Andrew Barkley, senior coroner for South Wales Central Area, reached a conclusion of accidental death and said the tragedy was one of “driver error”.
Speaking after the inquest, Pearl’s parents, Paul and Gemma Black, said: “The past year has been the worst of our lives and, while we know that nothing can bring her back, one of the hardest things has been coming to terms with the fact that no-one will face prosecution for her death.
“The vehicle was mechanically sound. It would not have moved if it had been properly secured.
“Yet a simple loophole of law – that it started its descent on private rather than public land – has stopped us getting justice for our daughter.
“We shouldn’t be here at the coroner’s court today.
“We should have been given the justice we deserve at criminal court; instead, the law as it stands has prevented any repercussions for what was not a fluke accident and could have been completely avoided had the handbrake been fully applied and the automatic transmission correctly placed in park.
“This is why we are now calling on the Government to change the law so that no other family has to suffer as we have.”
The family have already met their MP, Gerald Jones, and said he is keen to table a Private Member’s Bill.
Mr and Mrs Black said they hoped their daughter’s death could serve as a warning to motorists that “just a second’s inattention” can cause devastation.
Richard Langton, a serious injury lawyer from Slater and Gordon, said he would be strongly urging the Crown Prosecution Service to review whether a charge of gross negligence manslaughter could be brought.
“The vehicle was left on a slope leading straight down to the main road,” he said.
“The gearbox was in neutral and the handbrake was not properly on – both clearly in breach of the Highway Code.
“In our view it should have been obvious to any driver leaving a two-and-a-half-tonne vehicle in such a dangerous place that, if it rolled away, death or serious injury to pedestrians was entirely foreseeable.”
Mr Williams, who had owned the Range Rover for about three years, told the inquest he had collected his 13-year-old daughter from her mother’s home on the morning of August 6 2017.
They returned there at about 1.15pm, with Mr Williams parking his vehicle behind his former partner’s car on the drive.
He initially told police that he had left the vehicle in park and applied the handbrake sufficiently but examinations later revealed this was not the case.
About 10 minutes after going inside, Mr Williams heard a loud banging sound and ran outside to see his car “embedded in the boundary wall” of a nearby property.
Pearl had been walking to nearby swings with her father and Acer.
“I said ‘Daddy hand, tight, tight, tight’,” Mr Black told the inquest.
“I could then hear the rubber against the tarmac as I was looking down to take Pearl’s hand.
“I looked up and I could see a vehicle coming towards me and building up speed.
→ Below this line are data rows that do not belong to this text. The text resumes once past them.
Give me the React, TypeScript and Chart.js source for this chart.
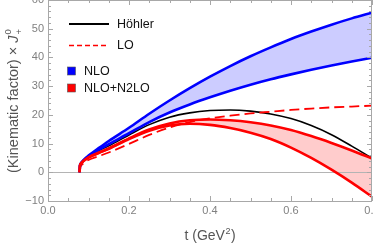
import React, { useEffect, useRef } from "react";
import { Chart, registerables } from "chart.js";

Chart.register(...registerables);

// ---- data ----
const tValues = [0.078, 0.079, 0.081, 0.085, 0.09, 0.1, 0.125, 0.15, 0.2, 0.25, 0.3, 0.35, 0.4, 0.45, 0.5, 0.55, 0.6, 0.65, 0.7, 0.75, 0.8];
const nloUpper = [0, 2.4, 3.1, 3.8, 4.6, 5.8, 8.4, 10.9, 15.5, 20.4, 25.0, 29.3, 33.3, 37.0, 40.4, 43.5, 46.4, 49.0, 51.4, 53.6, 55.6];
const nloLower = [0, 2.4, 3.0, 3.7, 4.4, 5.5, 7.8, 9.8, 13.6, 17.5, 20.8, 23.6, 26.1, 28.4, 30.5, 32.4, 34.1, 35.7, 37.2, 38.6, 39.9];
const hoehler = [0, 2.4, 3.0, 3.7, 4.4, 5.5, 7.5, 9.2, 13.0, 16.6, 19.2, 20.7, 21.5, 21.7, 21.3, 20.3, 18.7, 16.3, 13.1, 9.1, 4.9];
const n2loUpper = [0, 2.3, 3.0, 3.6, 4.2, 5.2, 6.8, 8.3, 11.8, 14.9, 17.0, 18.1, 18.4, 18.1, 17.4, 16.3, 14.7, 12.6, 10.2, 7.6, 4.8];
const n2loLower = [0, 2.3, 3.0, 3.6, 4.2, 5.1, 6.7, 8.2, 11.6, 14.5, 16.3, 16.9, 16.5, 15.4, 13.8, 11.6, 8.6, 5.0, 0.9, -3.6, -8.5];
const loValues = [0, 1.5, 2.2, 2.8, 3.4, 4.3, 5.6, 6.9, 9.9, 13.0, 15.6, 17.5, 18.8, 19.7, 20.5, 21.1, 21.7, 22.2, 22.6, 22.9, 23.2];

const xMajorTicks = [0.0, 0.2, 0.4, 0.6, 0.8];
const xTickLabels = ["0.0", "0.2", "0.4", "0.6", "0.8"];
const yMajorTicks = [-10, 0, 10, 20, 30, 40, 50, 60];
const yTickLabels = ["\u221210", "0", "10", "20", "30", "40", "50", "60"];
const legendLabels = ["Höhler", "LO", "NLO", "NLO+N2LO"];

const pts = (ys: number[]) => tValues.map((t, i) => ({ x: t, y: ys[i] }));

const FONT = '"Liberation Sans", Arial, sans-serif';

const framePlugin = {
  id: "mmaFrame",
  beforeDatasetsDraw(chart: any) {
    const { ctx, chartArea: a, scales } = chart;
    const y0 = scales.y.getPixelForValue(0);
    ctx.save();
    ctx.strokeStyle = "#b4b4b4";
    ctx.lineWidth = 1;
    ctx.beginPath();
    ctx.moveTo(a.left, Math.round(y0) + 0.5);
    ctx.lineTo(a.right, Math.round(y0) + 0.5);
    ctx.stroke();
    ctx.restore();
  },
  afterDraw(chart: any) {
    const { ctx, chartArea: a, scales } = chart;
    const xs = scales.x;
    const ys = scales.y;
    ctx.save();
    // frame
    ctx.strokeStyle = "#a8a8a8";
    ctx.lineWidth = 1;
    ctx.beginPath();
    ctx.moveTo(a.left + 0.5, a.top);
    ctx.lineTo(a.left + 0.5, a.bottom + 0.5);
    ctx.lineTo(a.right, a.bottom + 0.5);
    ctx.moveTo(a.right - 0.5, a.top);
    ctx.lineTo(a.right - 0.5, a.bottom);
    ctx.moveTo(a.left, a.top + 0.5);
    ctx.lineTo(a.right, a.top + 0.5);
    ctx.stroke();
    // x ticks
    ctx.beginPath();
    for (let k = 0; k <= 16; k++) {
      const v = k * 0.05;
      const px = Math.round(xs.getPixelForValue(v)) + 0.5;
      const major = k % 4 === 0;
      const len = major ? 5 : 3;
      ctx.moveTo(px, a.bottom);
      ctx.lineTo(px, a.bottom - len);
      ctx.moveTo(px, a.top);
      ctx.lineTo(px, a.top + len);
    }
    // y ticks
    for (let v = -10; v <= 60; v += 2) {
      const py = Math.round(ys.getPixelForValue(v)) + 0.5;
      const major = v % 10 === 0;
      const len = major ? 5 : 3;
      ctx.moveTo(a.left, py);
      ctx.lineTo(a.left + len, py);
      ctx.moveTo(a.right, py);
      ctx.lineTo(a.right - len, py);
    }
    ctx.stroke();
    // tick labels
    ctx.fillStyle = "#808080";
    ctx.font = `11px ${FONT}`;
    ctx.textAlign = "center";
    ctx.textBaseline = "middle";
    xMajorTicks.forEach((v, i) => {
      ctx.fillText(xTickLabels[i], xs.getPixelForValue(v), a.bottom + 10);
    });
    ctx.textAlign = "right";
    yMajorTicks.forEach((v, i) => {
      ctx.fillText(yTickLabels[i], a.left - 4, ys.getPixelForValue(v));
    });
    // x title: t (GeV^2)
    ctx.fillStyle = "#555555";
    ctx.textAlign = "left";
    ctx.textBaseline = "alphabetic";
    const mainFont = `14px ${FONT}`;
    const supFont = `9px ${FONT}`;
    ctx.font = mainFont;
    const p1 = "t (GeV";
    const w1 = ctx.measureText(p1).width;
    ctx.font = supFont;
    const w2 = ctx.measureText("2").width;
    ctx.font = mainFont;
    const w3 = ctx.measureText(")").width;
    const tot = w1 + w2 + w3 + 1;
    const xx = (a.left + a.right) / 2 - tot / 2;
    const by = 240;
    ctx.fillText(p1, xx, by);
    ctx.font = supFont;
    ctx.fillText("2", xx + w1 + 0.5, by - 6);
    ctx.font = mainFont;
    ctx.fillText(")", xx + w1 + w2 + 1, by);
    // y title
    ctx.save();
    ctx.translate(18, 101);
    ctx.rotate(-Math.PI / 2);
    const yMain = "(Kinematic factor) \u00d7 ";
    const yFont = `14.5px ${FONT}`;
    const italicFont = `italic 14.5px ${FONT}`;
    const ySup = `9.5px ${FONT}`;
    ctx.font = yFont;
    const m1 = ctx.measureText(yMain).width;
    ctx.font = italicFont;
    const m2 = ctx.measureText("J").width;
    ctx.font = ySup;
    const m3 = Math.max(ctx.measureText("+").width, ctx.measureText("0").width);
    const ytot = m1 + m2 + m3 + 1;
    const yx = -ytot / 2;
    ctx.font = yFont;
    ctx.fillText(yMain, yx, 0);
    ctx.font = italicFont;
    ctx.fillText("J", yx + m1, 0);
    ctx.font = ySup;
    ctx.fillText("0", yx + m1 + m2 + 1, -7);
    ctx.fillText("+", yx + m1 + m2 + 1, 4);
    ctx.restore();
    // legend
    ctx.font = `12.5px ${FONT}`;
    ctx.textBaseline = "middle";
    ctx.fillStyle = "#111111";
    ctx.strokeStyle = "#000000";
    ctx.lineWidth = 2;
    ctx.beginPath();
    ctx.moveTo(69, 24);
    ctx.lineTo(109, 24);
    ctx.stroke();
    ctx.fillText(legendLabels[0], 117, 24.5);
    ctx.strokeStyle = "#ff0000";
    ctx.lineWidth = 1.5;
    ctx.setLineDash([5, 3]);
    ctx.beginPath();
    ctx.moveTo(69, 45.5);
    ctx.lineTo(109, 45.5);
    ctx.stroke();
    ctx.setLineDash([]);
    ctx.fillText(legendLabels[1], 117, 46);
    ctx.fillStyle = "#0000ff";
    ctx.fillRect(67.5, 67, 8, 8);
    ctx.strokeStyle = "#555";
    ctx.lineWidth = 0.6;
    ctx.strokeRect(67.5, 67, 8, 8);
    ctx.fillStyle = "#ff0000";
    ctx.fillRect(67.5, 84, 8, 8);
    ctx.strokeRect(67.5, 84, 8, 8);
    ctx.fillStyle = "#111111";
    ctx.fillText(legendLabels[2], 84, 71.5);
    ctx.fillText(legendLabels[3], 84, 88.5);
    ctx.restore();
  },
};

export default function App() {
  const ref = useRef<HTMLCanvasElement | null>(null);
  useEffect(() => {
    if (!ref.current) return;
    const chart = new Chart(ref.current, {
      type: "line",
      data: {
        datasets: [
          { label: "NLO+N2LO upper", data: pts(n2loUpper), borderColor: "#ff0000", borderWidth: 2.6, fill: false },
          { label: "NLO+N2LO", data: pts(n2loLower), borderColor: "#ff0000", borderWidth: 2.6, fill: "-1", backgroundColor: "rgba(255,0,0,0.2)" },
          { label: "NLO upper", data: pts(nloUpper), borderColor: "#0000ff", borderWidth: 2.6, fill: false },
          { label: "NLO", data: pts(nloLower), borderColor: "#0000ff", borderWidth: 2.6, fill: "-1", backgroundColor: "rgba(0,0,255,0.2)" },
          { label: "LO", data: pts(loValues), borderColor: "#ff0000", borderWidth: 1.8, borderDash: [10, 5], fill: false },
          { label: "Höhler", data: pts(hoehler), borderColor: "#000000", borderWidth: 1.6, fill: false },
        ],
      },
      options: {
        responsive: false,
        animation: false,
        parsing: false as any,
        normalized: true,
        elements: { point: { radius: 0 }, line: { cubicInterpolationMode: "monotone" } },
        layout: { padding: { left: 48, right: 2, top: 0, bottom: 43 } },
        scales: {
          x: { type: "linear", min: 0, max: 0.8, display: false },
          y: { type: "linear", min: -10, max: 60, display: false },
        },
        plugins: {
          legend: { display: false },
          tooltip: { enabled: false },
          filler: { drawTime: "beforeDatasetsDraw" } as any,
        },
      },
      plugins: [framePlugin],
    });
    return () => chart.destroy();
  }, []);
  return (
    <div style={{ position: "absolute", left: 0, top: 0, width: 374, height: 244, background: "#fff" }}>
      <canvas ref={ref} width={374} height={244} />
    </div>
  );
}
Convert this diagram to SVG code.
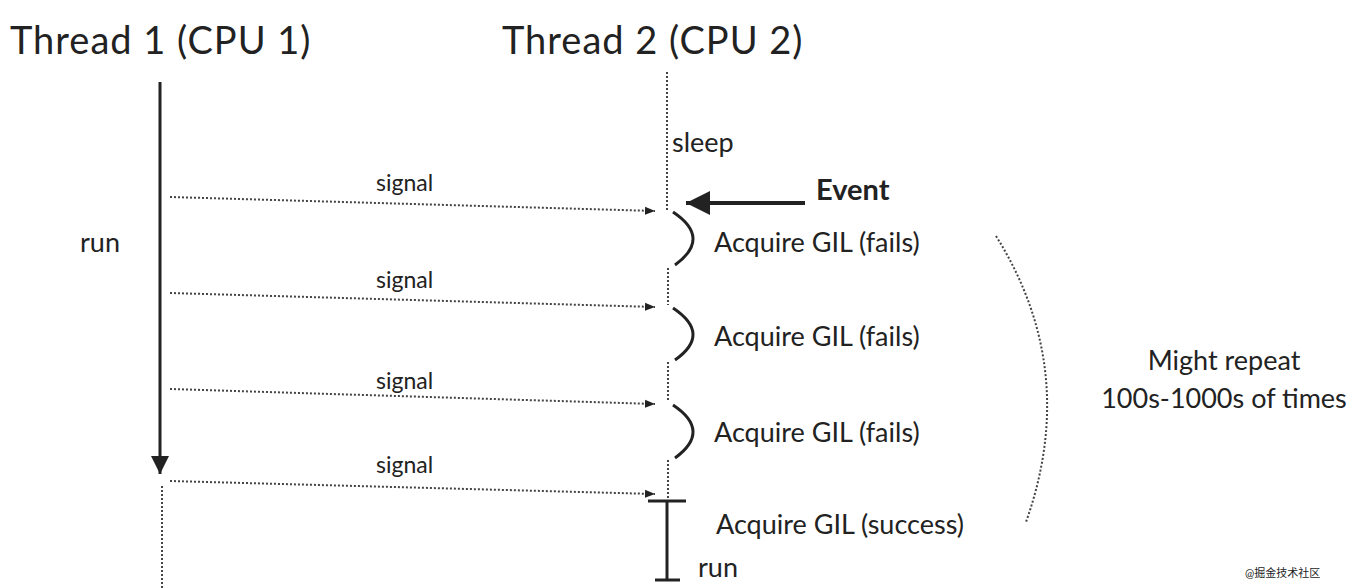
<svg xmlns="http://www.w3.org/2000/svg" width="1354" height="588" viewBox="0 0 1354 588">
<defs>
<style>
text{font-family:Lato,"Open Sans","Noto Sans CJK SC",sans-serif;fill:#222}
.t{font-size:38px;letter-spacing:1px}.l{font-size:27px}.s{font-size:23px}
.dot{stroke:#444;stroke-width:2;stroke-dasharray:2 2;fill:none}
.sol{stroke:#222;stroke-width:3;fill:none}
</style>
<marker id="ah" viewBox="0 0 10 10" refX="10" refY="5" markerWidth="5" markerHeight="5" orient="auto"><path d="M0,1L10,5L0,9z" fill="#222"/></marker>
<marker id="big" viewBox="0 0 10 10" refX="10" refY="5" markerWidth="6" markerHeight="6" orient="auto"><path d="M0,0L10,5L0,10z" fill="#222"/></marker>
</defs>
<rect width="1354" height="588" fill="#fff"/>
<g id="thread1"><text class="t" x="10" y="54">Thread 1 (CPU 1)</text>
<line class="sol" x1="160" y1="82" x2="160" y2="474" marker-end="url(#big)"/>
<line class="dot" x1="162" y1="486" x2="162" y2="588"/>
<text class="l" x="80" y="252">run</text></g>
<g id="thread2"><text class="t" x="502" y="54">Thread 2 (CPU 2)</text>
<line class="dot" x1="667" y1="72" x2="667" y2="210"/>
<line class="dot" x1="668" y1="268" x2="668" y2="305"/>
<line class="dot" x1="668" y1="362" x2="668" y2="402"/>
<line class="dot" x1="668" y1="460" x2="668" y2="500"/>
<text class="l" x="672" y="152">sleep</text>
<path class="sol" d="M673,212 Q712,238 675,265"/>
<path class="sol" d="M673,308 Q712,334 675,360"/>
<path class="sol" d="M673,405 Q712,431 675,458"/>
<line class="sol" x1="648" y1="501" x2="686" y2="501"/>
<line class="sol" x1="667" y1="501" x2="667" y2="580"/>
<line class="sol" x1="655" y1="580" x2="680" y2="580"/>
<text class="l" x="698" y="577">run</text></g>
<g id="labels">
<text class="l" x="714" y="252">Acquire GIL (fails)</text>
<text class="l" x="714" y="346">Acquire GIL (fails)</text>
<text class="l" x="714" y="442">Acquire GIL (fails)</text>
<text class="l" x="716" y="534">Acquire GIL (success)</text>
<text class="l" x="816" y="200" font-weight="bold" style="font-size:29px">Event</text>
<text class="l" x="1224" y="370" text-anchor="middle">Might repeat</text>
<text class="l" x="1224" y="408" text-anchor="middle">100s-1000s of times</text>
<text x="1245" y="577" style="font-size:11px">@掘金技术社区</text></g>
<g id="connectors">
<line class="dot" x1="170" y1="197" x2="655" y2="211" marker-end="url(#ah)"/>
<line class="dot" x1="170" y1="293" x2="655" y2="307" marker-end="url(#ah)"/>
<line class="dot" x1="170" y1="389" x2="655" y2="404" marker-end="url(#ah)"/>
<line class="dot" x1="170" y1="481" x2="655" y2="494" marker-end="url(#ah)"/>
<text class="s" x="376" y="191">signal</text>
<text class="s" x="376" y="288">signal</text>
<text class="s" x="376" y="389">signal</text>
<text class="s" x="376" y="473">signal</text>
<line stroke="#222" stroke-width="4" x1="805" y1="203" x2="686" y2="203" marker-end="url(#big)"/>
<path class="dot" d="M996,236 Q1080,370 1026,522"/>
</g>
</svg>
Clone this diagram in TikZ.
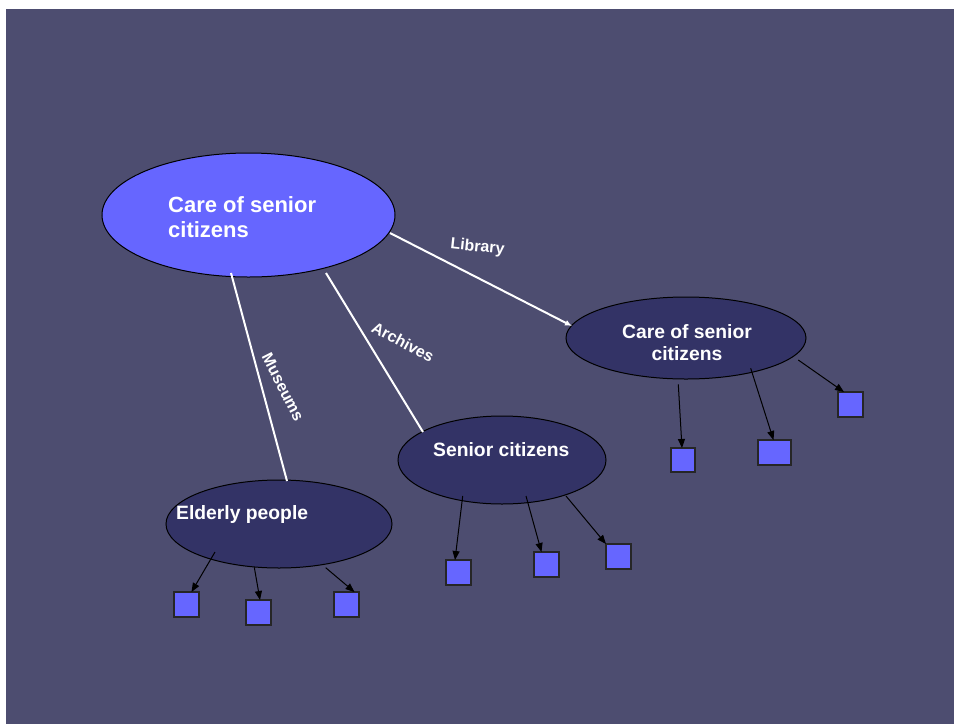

I shouted ‘Whoa’. The vehicle hit the wall.
“I threw Acer out of my right arm. I tried to step in front of Pearl. I went for her coat but I wasn’t quick enough to throw her as well.
“The Range Rover went up on the road and proceeded to crush Pearl in front of me. I could see the death appearing on her face. She was dead instantly.
“I pulled the wall off her and picked her up in my arms.”
Mr Black told the hearing he tried to help his daughter and tell her “Come back to Daddy, come back to Daddy” before neighbours commenced CPR.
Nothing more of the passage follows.